Recent modifications at both traffic roundabouts on Main Street at Cemetery and Scioto Darby roads in Hilliard essentially are complete, deputy city engineer Letty Schamp said Aug. 19.

Work began June 3, she said.

The roundabout improvements are meant to slow vehicle speed at the entry and exit points of the roundabouts, make pedestrian crossings safer and reduce the number of minor vehicle accidents, said Hilliard service director Albert Iosue.

The modifications include the placement of signs with red LEDs in the center island of the roundabout at Main Street and Cemetery Road, with one facing each of the four approaches, Schamp said.

Raised crosswalks, resurfacing and overhead lane-control signs also were part of the modifications. Resurfacing allows for better visibility of new pavement markings, Schamp said, while raised crosswalks will slow vehicle speeds and increase pedestrian safety.

New signs and markings are meant to provide drivers with a better understanding of how to navigate a two-lane roundabout, she said.

Meanwhile, at Main Street and Scioto Darby Road, the roundabout has been reshaped.

"The crash pattern at this intersection was due to the skewed intersection angle and irregular exit geometry," Schamp said.

In an effort to "reshape" the roundabout at Main Street and Scioto Darby Road into more of a circle than an oval, temporary curbs were built within the roundabout, Schamp said.

At an uncertain future time, and after it is determined the temporary curbs are in the preferred location, permanent curbs would be placed, she said.

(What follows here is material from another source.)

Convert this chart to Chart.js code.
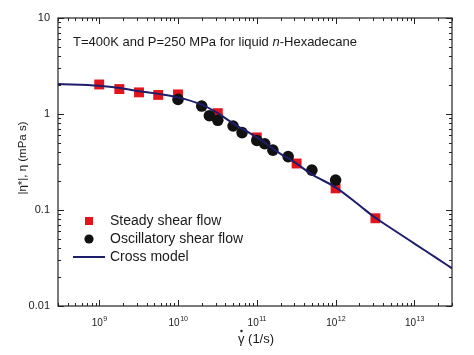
<!DOCTYPE html>
<html><head><meta charset="utf-8">
<script src="https://cdn.jsdelivr.net/npm/chart.js@4"></script>
<style>html,body{margin:0;padding:0;background:#fff}#wrap{width:474px;height:355px}</style>
</head><body><div id="wrap"><canvas id="c" width="474" height="355"></canvas></div>
<script>
// ---- data ----
const steadyX = [1e9, 1.8e9, 3.2e9, 5.6e9, 1e10, 3.2e10, 1e11, 3.2e11, 1e12, 3.2e12];
const steadyY = [2.03, 1.82, 1.68, 1.58, 1.60, 1.02, 0.57, 0.305, 0.168, 0.082];
const oscX = [1e10, 2e10, 2.5e10, 3.2e10, 5e10, 6.5e10, 1e11, 1.26e11, 1.6e11, 2.5e11, 5e11, 1e12];
const oscY = [1.42, 1.21, 0.96, 0.86, 0.75, 0.64, 0.53, 0.49, 0.42, 0.36, 0.26, 0.205];
const crossX = [3e8, 1e9, 2e9, 3e9, 5.6e9, 1e10, 2e10, 3e10, 5e10, 1e11, 2e11, 3e11, 5e11, 1e12, 2e12, 3e12, 5e12, 1e13, 2e13, 3e13];
const crossY = [2.05, 1.97, 1.84, 1.74, 1.62, 1.49, 1.25, 1.05, 0.80, 0.57, 0.385, 0.315, 0.235, 0.172, 0.112, 0.086, 0.065, 0.0447, 0.0308, 0.0247];
const xTickValues = [1e9, 1e10, 1e11, 1e12, 1e13];
const xTickExp = ['9', '10', '11', '12', '13'];
const yTickValues = [0.01, 0.1, 1, 10];
const yTickLabels = ['0.01', '0.1', '1', '10'];
const xRange = [3e8, 3e13];
const yRange = [0.01, 10];
const seriesNames = ['Steady shear flow', 'Oscillatory shear flow', 'Cross model'];
const annotationText = ['T=400K and P=250 MPa for liquid ', 'n', '-Hexadecane'];

const pts = (xs, ys) => xs.map((x, i) => ({x: x, y: ys[i]}));
const FONT = '"Liberation Sans", Arial, sans-serif';
const TXT = '#1a1a1a';

function minorValues(min, max) {
  const out = [];
  for (let e = Math.floor(Math.log10(min)); e <= Math.ceil(Math.log10(max)); e++) {
    for (let m = 1; m <= 9; m++) {
      const v = m * Math.pow(10, e);
      if (v >= min * 0.999 && v <= max * 1.001) out.push({v: v, major: m === 1});
    }
  }
  return out;
}

const decor = {
  id: 'decor',
  afterDraw(chart) {
    const ctx = chart.ctx, a = chart.chartArea, xs = chart.scales.x, ys = chart.scales.y;
    ctx.save();
    // frame
    ctx.strokeStyle = '#222'; ctx.lineWidth = 1.2;
    ctx.strokeRect(a.left, a.top, a.right - a.left, a.bottom - a.top);
    // inward tick marks on all sides
    ctx.lineWidth = 1;
    minorValues(xRange[0], xRange[1]).forEach(t => {
      const px = Math.round(xs.getPixelForValue(t.v)) + 0.5, L = t.major ? 6 : 3;
      ctx.beginPath();
      ctx.moveTo(px, a.bottom); ctx.lineTo(px, a.bottom - L);
      ctx.moveTo(px, a.top); ctx.lineTo(px, a.top + L);
      ctx.stroke();
    });
    minorValues(yRange[0], yRange[1]).forEach(t => {
      const py = Math.round(ys.getPixelForValue(t.v)) + 0.5, L = t.major ? 6 : 3;
      ctx.beginPath();
      ctx.moveTo(a.left, py); ctx.lineTo(a.left + L, py);
      ctx.moveTo(a.right, py); ctx.lineTo(a.right - L, py);
      ctx.stroke();
    });
    // x tick labels with superscripts
    ctx.fillStyle = TXT;
    ctx.textBaseline = 'alphabetic';
    xTickValues.forEach((v, i) => {
      const px = xs.getPixelForValue(v);
      ctx.font = '10px ' + FONT;
      const w1 = ctx.measureText('10').width;
      ctx.font = '7px ' + FONT;
      const w2 = ctx.measureText(xTickExp[i]).width;
      const x0 = px - (w1 + w2) / 2;
      ctx.font = '10px ' + FONT; ctx.textAlign = 'left';
      ctx.fillText('10', x0, a.bottom + 20);
      ctx.font = '7px ' + FONT;
      ctx.fillText(xTickExp[i], x0 + w1 + 0.5, a.bottom + 15);
    });
    // x title: gamma-dot (1/s)
    ctx.font = '13px ' + FONT;
    const g = 'γ', rest = ' (1/s)';
    const wg = ctx.measureText(g).width, wr = ctx.measureText(rest).width;
    const cx = (a.left + a.right) / 2 + 1;
    const gx = cx - (wg + wr) / 2, by = a.bottom + 37;
    ctx.textAlign = 'left';
    ctx.fillText(g, gx, by);
    ctx.fillText(rest, gx + wg, by);
    ctx.beginPath(); ctx.arc(gx + wg / 2 + 0.3, by - 12, 1.2, 0, Math.PI * 2); ctx.fill();
    // y title
    ctx.save();
    ctx.translate(23, (a.top + a.bottom) / 2 - 4);
    ctx.rotate(-Math.PI / 2);
    ctx.font = '11.5px ' + FONT; ctx.textAlign = 'center'; ctx.textBaseline = 'middle';
    ctx.fillText('|η*|, η (mPa s)', 0, 0);
    ctx.restore();
    // annotation
    ctx.font = '13px ' + FONT; ctx.textAlign = 'left'; ctx.textBaseline = 'alphabetic';
    let tx = a.left + 15; const ty = a.top + 28;
    ctx.fillText(annotationText[0], tx, ty); tx += ctx.measureText(annotationText[0]).width;
    ctx.font = 'italic 13px ' + FONT;
    ctx.fillText(annotationText[1], tx, ty); tx += ctx.measureText(annotationText[1]).width;
    ctx.font = '13px ' + FONT;
    ctx.fillText(annotationText[2], tx, ty);
    // legend
    const ds = chart.data.datasets;
    const lx = a.left + 31, ly0 = a.top + 203, dy = 18, textX = a.left + 52;
    ctx.font = '14px ' + FONT; ctx.textBaseline = 'middle';
    ds.forEach((d, i) => {
      const y = ly0 + i * dy;
      if (i === 0) { ctx.fillStyle = d.backgroundColor; ctx.fillRect(lx - 4, y - 4, 8, 8); }
      else if (i === 1) { ctx.fillStyle = d.backgroundColor; ctx.beginPath(); ctx.arc(lx, y, 4.6, 0, Math.PI * 2); ctx.fill(); }
      else { ctx.strokeStyle = d.borderColor; ctx.lineWidth = 2; ctx.beginPath(); ctx.moveTo(a.left + 15, y); ctx.lineTo(a.left + 47, y); ctx.stroke(); }
      ctx.fillStyle = TXT;
      ctx.fillText(d.label, textX, y);
    });
    ctx.restore();
  }
};

new Chart(document.getElementById('c'), {
  type: 'scatter',
  data: {
    datasets: [
      {label: seriesNames[0], data: pts(steadyX, steadyY), pointStyle: 'rect', pointRadius: 7,
       backgroundColor: '#e3141c', borderColor: '#e3141c', borderWidth: 0, order: 3},
      {label: seriesNames[1], data: pts(oscX, oscY), pointStyle: 'circle', pointRadius: 5.8,
       backgroundColor: '#111111', borderColor: '#111111', borderWidth: 0, order: 2},
      {label: seriesNames[2], data: pts(crossX, crossY), type: 'line', showLine: true, pointRadius: 0,
       borderColor: '#1d1d6c', borderWidth: 2, fill: false, cubicInterpolationMode: 'monotone', order: 1}
    ]
  },
  options: {
    responsive: false, animation: false,
    layout: {padding: {top: 18, right: 22, left: 0, bottom: 0}},
    plugins: {legend: {display: false}, tooltip: {enabled: false}},
    scales: {
      x: {type: 'logarithmic', position: 'bottom', min: xRange[0], max: xRange[1],
          grid: {display: false, drawTicks: false}, border: {display: false},
          ticks: {display: false},
          afterFit: s => { s.height = 49; }},
      y: {type: 'logarithmic', position: 'left', min: yRange[0], max: yRange[1],
          grid: {display: false, drawTicks: false}, border: {display: false},
          afterBuildTicks: s => { s.ticks = yTickValues.map(v => ({value: v})); },
          ticks: {padding: 8, color: TXT, font: {family: FONT, size: 11},
                  callback: v => { const i = yTickValues.findIndex(t => Math.abs(t - v) / t < 1e-6); return i >= 0 ? yTickLabels[i] : ''; }},
          afterFit: s => { s.width = 58; }}
    }
  },
  plugins: [decor]
});
</script></body></html>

In March, Hilliard City Council approved a contract with Strawser Paving Co. for $544,000 to make modifications to both roundabouts.

The modifications were made in reaction to the number of accidents that continued to occur at each roundabout.

Although a slight increase in minor accidents was anticipated after the Main Street roundabouts opened in 2011, those figures did not decrease as expected, Schamp said.

A report from the Mid-Ohio Regional Planning Commission released in 2016 said the roundabout at Main Street and Cemetery Road had the most reported accidents in Hilliard, 233, from 2013 through 2015.

It was followed by Main Street and Scioto Darby Road, with 141 reported accidents in the same three-year span.

Documented crashes also were numerous in the years after the study.

According to the MORPC website, the Main and Cemetery roundabouts had 81 reported crashes in 2016 and 98 in 2017. The Main and Scioto Darby roundabout had 38 reported crashes in 2016 and 47 in 2017, the website said.

Based on the 2016 report, City Council in 2017 approved a $160,000 contract with Burgess & Niple, the same firm that engineered the roundabouts, to find ways to modify them to reduce the frequency of accidents, resulting in the contract with Strawser Paving Co.

Moving forward, the city's engineering department will collect "after" data beginning Monday, Aug. 26, and compare it to data collected in April "to evaluate the effectiveness of the raised crosswalks and to help inform best practices in the future," Schamp said.

Crash-report views and capacity reviews also will be conducted, she said.

Next year, crash data from 2019 will be used to determine the effectiveness of the modifications and the city's outreach campaign on roundabouts, Schamp said.